Physical separation is achieved without building walls by using furniture as subtle architectural dividers. A long sofa or sectional, for instance, can be placed with its back facing the rest of the room, instantly delineating the edge of the primary seating area. Console tables placed behind these large seating pieces further solidify the boundary while offering a surface for lamps or decor, and open shelving units can act as partitions that maintain an airy feel by allowing light to pass through. The strategic placement of these pieces guides foot traffic and prevents the space from feeling like a single, undifferentiated expanse, making the whole room feel more organized and purposeful.
Selecting Appropriately Sized Furniture and Accents
Once the zones are established, selecting the correct scale of furniture is paramount, as standard-sized pieces will appear visually diminished in a large room. Oversized, deep-seated sofas, substantial armchairs, and generously sized coffee tables are necessary to ensure the furniture visually competes with the room’s volume. Proportional design principles guide these selections; for example, a coffee table should generally be about two-thirds the length of the sofa it serves to create a balanced grouping. Choosing a larger scale prevents the furniture from looking like it is “floating” in the middle of the large floor area.
These furniture groupings must be anchored using large area rugs, which serve as the foundation and visual boundary for each activity zone. The rug must be big enough to fit at least the front legs of all major upholstered pieces within that zone, which creates a sense of unity and grounds the arrangement. Beyond the furniture, large-scale art or oversize mirrors are necessary to balance the visual weight of the substantial seating and the large expanse of the walls. Using a single, very large piece of art, or a well-curated gallery wall, ensures the decor is proportional to the overall size of the room and the scale of the furniture below it.
Maximizing Vertical Space and Lighting
Addressing the vertical dimension is equally important, particularly in rooms with high ceilings, to prevent the upper walls from feeling barren. Drawing the eye upward can be accomplished by installing floor-to-ceiling drapery, which adds drama and softness while accentuating the room’s height. Tall architectural elements, such as full-height bookcases or dramatic vertical gallery walls, also help to utilize the upper space and make the room feel intentionally designed from floor to ceiling.

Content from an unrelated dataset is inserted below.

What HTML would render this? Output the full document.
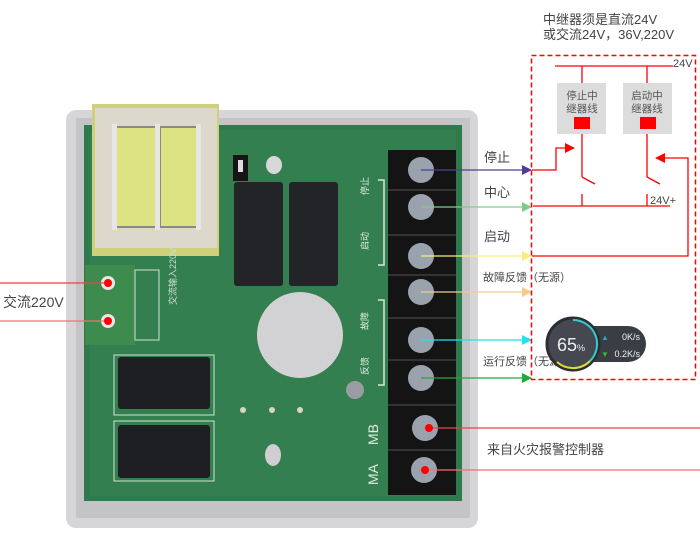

Layered lighting is then employed to eliminate dark corners and introduce warmth, which is often lost in large, open spaces. A successful lighting scheme requires a combination of ambient, task, and accent lighting. Ambient lighting, typically provided by large, statement chandeliers or pendants, should be proportional to the room’s height and size to serve as a focal point. Task lighting, such as floor or table lamps, should be placed in each zone for specific activities like reading, while accent lighting highlights architectural features or artwork. Using warm light temperatures, generally around 2700 Kelvin, creates a softer, more inviting glow that counteracts the coldness sometimes associated with expansive volumes.